Rute balapan sepeda adalah Karanganjar - Sokka - Klirong - Petanahan - Poering - Kuwarasan - Gombong - Karanganjar dengan jarak total 66 km, melewati jalan desa yang bagus dan jalan aspal yang baik.
Sampai di Sokka mereka melaju di sepanjang jalan utama, dengan Verschueren dan Soemardjan memimpin di depan, disusul Indardjo dan Djajadi, sementara Mujono terus melaju dengan tenang di belakangnya.
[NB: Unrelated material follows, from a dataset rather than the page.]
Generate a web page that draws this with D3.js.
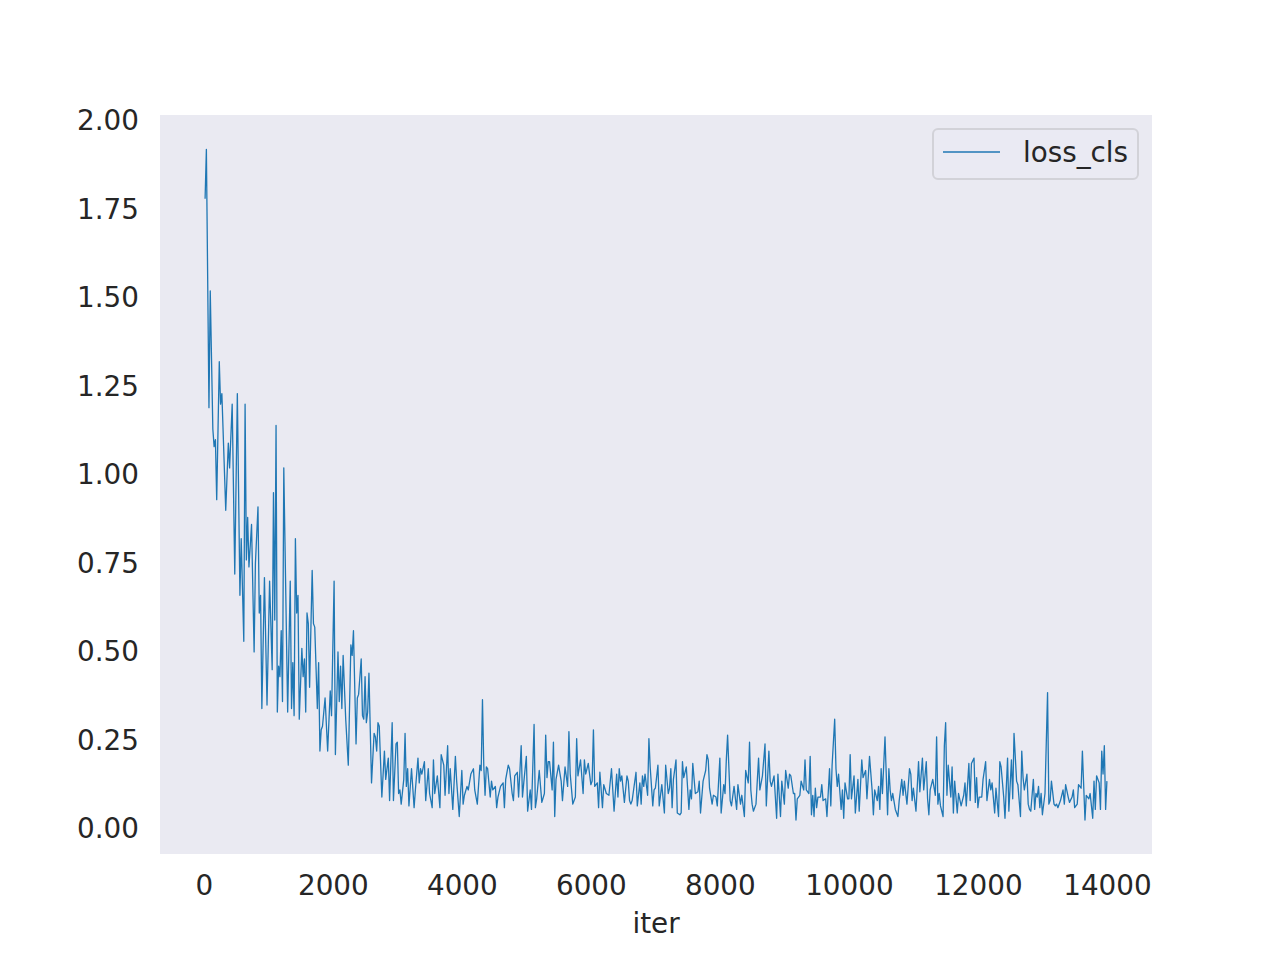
<!DOCTYPE html>
<html lang="en">
<head>
	<meta charset="UTF-8">
	<title>loss_cls</title>
	<script src="https://d3js.org/d3.v7.min.js"></script>
	<style>
		body {
			margin: 0;
			background-color: white;
		}
		svg {
			background-color: white;
			font-family: "DejaVu Sans", sans-serif;
		}
		.axis text {
			font-family: "DejaVu Sans", sans-serif;
			font-size: 27.8px;
			fill: #262626;
		}
		.axis path,
		.axis line {
			display: none;
		}
	</style>
</head>
<body>
	<script>
		// values (iteration, classification loss)
		var iters = [
			20,40,80,100,140,160,180,200,240,260,
			280,340,380,400,440,480,520,560,580,620,
			640,660,680,700,740,780,800,840,860,880,
			900,940,980,1020,1060,1080,1100,1120,1140,1160,
			1180,1200,1220,1240,1300,1340,1360,1380,1400,1420,
			1440,1460,1480,1520,1540,1560,1580,1600,1620,1640,
			1680,1700,1720,1760,1780,1800,1820,1840,1880,1920,
			1960,1980,2020,2040,2080,2100,2120,2140,2160,2200,
			2240,2280,2300,2320,2360,2380,2400,2440,2460,2480,
			2500,2520,2540,2560,2600,2640,2660,2680,2700,2720,
			2760,2800,2820,2860,2880,2920,2940,2980,3000,3020,
			3040,3060,3100,3120,3140,3160,3180,3220,3260,3280,
			3320,3340,3360,3380,3420,3440,3480,3500,3540,3560,
			3580,3620,3660,3680,3700,3720,3740,3780,3800,3820,
			3860,3900,3920,3960,4000,4020,4040,4080,4100,4140,
			4180,4200,4240,4280,4300,4320,4340,4360,4380,4400,
			4440,4460,4480,4520,4540,4560,4600,4640,4660,4680,
			4720,4740,4780,4800,4820,4860,4880,4920,4940,4960,
			5000,5020,5060,5080,5120,5140,5160,5200,5240,5280,
			5300,5320,5340,5360,5400,5420,5440,5460,5500,5540,
			5560,5600,5640,5660,5680,5720,5760,5780,5800,5840,
			5880,5900,5920,5960,6000,6020,6040,6060,6100,6120,
			6140,6180,6200,6240,6280,6320,6360,6400,6420,6440,
			6460,6480,6520,6560,6580,6600,6620,6640,6700,6720,
			6760,6780,6800,6820,6840,6880,6900,6920,6960,6980,
			7000,7040,7060,7100,7140,7160,7200,7220,7240,7260,
			7280,7320,7340,7380,7400,7420,7440,7480,7520,7540,
			7560,7580,7620,7660,7680,7700,7740,7780,7800,7820,
			7840,7880,7900,7940,7960,8000,8020,8060,8080,8100,
			8120,8160,8180,8220,8260,8280,8320,8340,8380,8400,
			8440,8460,8480,8500,8520,8560,8600,8620,8660,8700,
			8720,8760,8780,8800,8840,8880,8900,8940,8960,9000,
			9020,9060,9080,9100,9140,9160,9180,9200,9240,9260,
			9300,9320,9340,9380,9400,9420,9440,9460,9480,9500,
			9520,9560,9580,9600,9640,9660,9700,9720,9740,9780,
			9800,9820,9840,9880,9900,9920,9940,9980,10000,10020,
			10040,10080,10100,10140,10160,10200,10220,10260,10280,10320,
			10360,10380,10400,10440,10460,10480,10500,10520,10560,10600,
			10620,10640,10660,10680,10720,10760,10780,10820,10840,10860,
			10900,10940,10960,10980,11000,11040,11080,11100,11140,11160,
			11200,11220,11240,11260,11300,11340,11360,11380,11400,11420,
			11460,11480,11500,11520,11540,11580,11600,11620,11640,11680,
			11700,11740,11780,11800,11820,11860,11880,11900,11940,11960,
			11980,12000,12020,12060,12080,12120,12140,12180,12200,12220,
			12260,12280,12320,12340,12360,12400,12420,12460,12480,12520,
			12540,12560,12600,12620,12660,12680,12700,12720,12760,12780,
			12800,12820,12860,12880,12900,12920,12940,12960,12980,13000,
			13040,13080,13100,13120,13140,13180,13200,13220,13240,13280,
			13320,13340,13360,13400,13420,13460,13480,13500,13540,13560,
			13600,13620,13660,13680,13720,13740,13780,13800,13820,13840,
			13880,13900,13920,13940,13960,13980,14000
		];

		var lossCls = [
			1.78,1.92,1.19,1.52,1.13,1.08,1.10,0.93,1.32,1.20,
			1.23,0.90,1.09,1.02,1.20,0.72,1.23,0.66,0.82,0.53,
			1.20,0.76,0.88,0.74,0.86,0.50,0.75,0.91,0.61,0.66,
			0.34,0.71,0.35,0.70,0.45,0.95,0.59,1.14,0.33,0.46,
			0.43,0.56,0.36,1.02,0.33,0.70,0.34,0.47,0.32,0.82,
			0.61,0.66,0.31,0.51,0.43,0.48,0.33,0.61,0.58,0.40,
			0.73,0.58,0.57,0.34,0.47,0.22,0.28,0.29,0.37,0.22,
			0.39,0.32,0.70,0.21,0.50,0.36,0.46,0.34,0.49,0.31,
			0.18,0.52,0.49,0.56,0.24,0.37,0.38,0.48,0.32,0.31,
			0.43,0.30,0.33,0.44,0.13,0.27,0.26,0.22,0.30,0.29,
			0.09,0.22,0.14,0.20,0.08,0.30,0.08,0.24,0.245,0.10,
			0.11,0.07,0.14,0.27,0.12,0.17,0.065,0.17,0.06,0.11,
			0.20,0.13,0.17,0.155,0.19,0.08,0.17,0.10,0.06,0.195,
			0.10,0.15,0.06,0.21,0.195,0.18,0.095,0.235,0.10,0.17,
			0.055,0.205,0.135,0.035,0.165,0.07,0.095,0.12,0.11,0.155,
			0.17,0.11,0.07,0.18,0.165,0.365,0.18,0.095,0.175,0.17,
			0.09,0.135,0.11,0.12,0.06,0.09,0.12,0.13,0.06,0.14,
			0.18,0.17,0.10,0.08,0.15,0.16,0.09,0.235,0.09,0.13,
			0.205,0.05,0.11,0.055,0.295,0.06,0.085,0.165,0.075,0.10,
			0.265,0.145,0.19,0.19,0.11,0.245,0.035,0.14,0.18,0.135,
			0.08,0.175,0.12,0.275,0.155,0.07,0.09,0.255,0.15,0.195,
			0.10,0.195,0.155,0.185,0.125,0.135,0.28,0.12,0.13,0.06,
			0.16,0.06,0.125,0.10,0.095,0.17,0.05,0.155,0.09,0.17,
			0.135,0.15,0.075,0.15,0.135,0.08,0.07,0.08,0.16,0.065,
			0.13,0.07,0.15,0.12,0.155,0.095,0.255,0.175,0.065,0.11,
			0.115,0.18,0.065,0.125,0.045,0.18,0.10,0.115,0.17,0.06,
			0.14,0.195,0.045,0.04,0.045,0.19,0.145,0.175,0.055,0.11,
			0.085,0.185,0.10,0.105,0.135,0.045,0.135,0.165,0.21,0.195,
			0.115,0.07,0.095,0.09,0.065,0.20,0.045,0.125,0.10,0.195,
			0.265,0.08,0.065,0.12,0.055,0.125,0.07,0.095,0.035,0.165,
			0.13,0.245,0.11,0.07,0.05,0.07,0.20,0.11,0.15,0.24,
			0.065,0.22,0.135,0.12,0.15,0.03,0.155,0.035,0.135,0.07,
			0.165,0.115,0.155,0.15,0.10,0.10,0.025,0.085,0.095,0.135,
			0.11,0.195,0.11,0.10,0.205,0.04,0.095,0.035,0.115,0.06,
			0.09,0.09,0.125,0.08,0.085,0.035,0.17,0.065,0.18,0.31,
			0.17,0.12,0.155,0.055,0.11,0.03,0.13,0.085,0.085,0.21,
			0.085,0.15,0.045,0.14,0.05,0.195,0.145,0.165,0.085,0.205,
			0.11,0.04,0.11,0.08,0.12,0.055,0.17,0.10,0.26,0.04,
			0.17,0.11,0.08,0.10,0.055,0.035,0.08,0.14,0.095,0.135,
			0.07,0.17,0.155,0.08,0.115,0.05,0.19,0.105,0.20,0.11,
			0.19,0.085,0.04,0.11,0.14,0.095,0.26,0.07,0.10,0.065,
			0.035,0.235,0.30,0.095,0.18,0.09,0.175,0.045,0.135,0.045,
			0.10,0.065,0.095,0.13,0.065,0.185,0.08,0.185,0.20,0.075,
			0.145,0.06,0.09,0.09,0.14,0.19,0.08,0.14,0.11,0.13,
			0.045,0.115,0.035,0.19,0.175,0.09,0.03,0.20,0.05,0.195,
			0.085,0.27,0.135,0.125,0.035,0.22,0.145,0.11,0.155,0.07,
			0.055,0.05,0.14,0.055,0.10,0.09,0.12,0.06,0.10,0.04,
			0.10,0.385,0.07,0.08,0.135,0.07,0.065,0.07,0.06,0.08,
			0.11,0.07,0.125,0.09,0.075,0.09,0.11,0.06,0.07,0.125,
			0.115,0.22,0.025,0.095,0.085,0.10,0.03,0.135,0.055,0.15,
			0.13,0.055,0.22,0.155,0.235,0.055,0.135
		];

		var xTicks = [0,2000,4000,6000,8000,10000,12000,14000];
		var yTicks = [0,0.25,0.5,0.75,1.0,1.25,1.5,1.75,2.0];
		var seriesName = 'loss_cls';
		var xLabel = 'iter';

		var W = 1280,
			H = 960,
			margin = {top: 115, right: 128, bottom: 106, left: 160},
			width = W - margin.left - margin.right,
			height = H - margin.top - margin.bottom;

		var data = iters.map(function (d, i) {
			return {iter: d, loss: lossCls[i]};
		});

		var svg = d3.select('body')
			.append('svg')
			.attr('width', W)
			.attr('height', H);

		var g = svg.append('g')
			.attr('transform', 'translate(' + margin.left + ',' + margin.top + ')');

		// matplotlib-style 5% padding around the data
		var xMin = d3.min(iters), xMax = d3.max(iters);
		var xPad = (xMax - xMin) * 0.05;
		var x = d3.scaleLinear()
			.domain([xMin - xPad, xMax + xPad])
			.range([0, width]);

		var yMin = 0.024, yMax = 1.922;
		var yPad = (yMax - yMin) * 0.05;
		var y = d3.scaleLinear()
			.domain([yMin - yPad, yMax + yPad])
			.range([height, 0]);

		g.append('rect')
			.attr('width', width)
			.attr('height', height)
			.attr('fill', '#EAEAF2');

		g.append('g')
			.attr('class', 'axis')
			.attr('font-family', null)
			.attr('transform', 'translate(0,' + height + ')')
			.call(d3.axisBottom(x).tickValues(xTicks).tickSize(0).tickPadding(21).tickFormat(d3.format('d')));

		g.append('g')
			.attr('class', 'axis')
			.call(d3.axisLeft(y).tickValues(yTicks).tickSize(0).tickPadding(21).tickFormat(d3.format('.2f')));

		g.append('text')
			.attr('x', width / 2)
			.attr('y', height + 79)
			.attr('text-anchor', 'middle')
			.attr('font-size', '27.8px')
			.attr('fill', '#262626')
			.text(xLabel);

		var line = d3.line()
			.x(function (d) { return x(d.iter); })
			.y(function (d) { return y(d.loss); });

		g.append('path')
			.datum(data)
			.attr('fill', 'none')
			.attr('stroke', '#1f77b4')
			.attr('stroke-width', 1.3)
			.attr('stroke-linejoin', 'round')
			.attr('d', line);

		// legend
		var lg = g.append('g')
			.attr('transform', 'translate(' + (width - 219) + ',14)');

		lg.append('rect')
			.attr('width', 205)
			.attr('height', 50)
			.attr('rx', 5)
			.attr('fill', '#EAEAF2')
			.attr('fill-opacity', 0.8)
			.attr('stroke', '#d2d2d8')
			.attr('stroke-width', 2);

		lg.append('line')
			.attr('x1', 10)
			.attr('x2', 67)
			.attr('y1', 23)
			.attr('y2', 23)
			.attr('stroke', '#1f77b4')
			.attr('stroke-width', 1.3);

		lg.append('text')
			.attr('x', 90)
			.attr('y', 23)
			.attr('dy', '0.35em')
			.attr('font-size', '27.8px')
			.attr('fill', '#262626')
			.text(seriesName);
	</script>
</body>
</html>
Soemardi dan Soembodho tertinggal sekitar 1/2 k.m.
Di Sokka, para pengendara harus menghadapi jalan yang agak licin dan mereka mulai mengurangi kecepatan di bagian jalan ini. Skuadron utama terdiri dari Worner, Verschueren, Moedjono, Gotte, Soemardjan, Indardjo, Getojo dan Djajadi, di belakangnya mobil panitia melaju langsung bersama Bupati, Bapak Steevensa dan Dr. Goelarso. Ambulans rumah sakit Nirmolo juga melaju untuk mencatat setiap kecelakaan, sementara mobil lain melaju di belakangnya karena tertinggal
Djajadi, yang memimpin setelah Sokka memilih untuk tidak melaju terlalu cepat, menyalip Indardjo setelah Klirong, diikuti oleh Oetojo dan Soemardjan. Soembodho yang semula tertinggal dan terlewatkan mulai bergabung dengan rombongan ini.
Verschueren, pembalap tangguh dari balapan Semarang, dengan tenang mengikuti rivalnya dan menjaga kecepatan. Di dekat Petanahan, Soemardi keluar karena ban rusak dan Mujono sempat lolos, disusul Indardjo dan Djajadi. Götte, yang pernah mengikuti beberapa kompetisi di Tegal dan karena itu sudah tidak asing lagi, tetap berada di lini tengah dan dengan demikian mempertahankan posisinya hingga Gombong.
Di Poering, posisinya diubah, karena Djajadi keluar dan memimpin, disusul Worner dan Soemardjan. Ini tetap tidak berubah hingga Kuwarasan, ketika Indardjo tiba-tiba memulai langkah yang bagus dan memimpin hingga Gombong.
Demikianlah penggalan keramaian di alun-alun Karanganyar dan sejumlah kegiatan perlombaan selama beberapa hari termasuk pertandingan balapan sepeda yang menarik. Sangat meriah suasana Oktober 1935 tersebut seolah-olah hendak melepaskan gundah dengan meriah di ujung nasib yang sudah menanti di akhir tahun yang menanti yaitu penghapusan status kabupaten Karanganyar.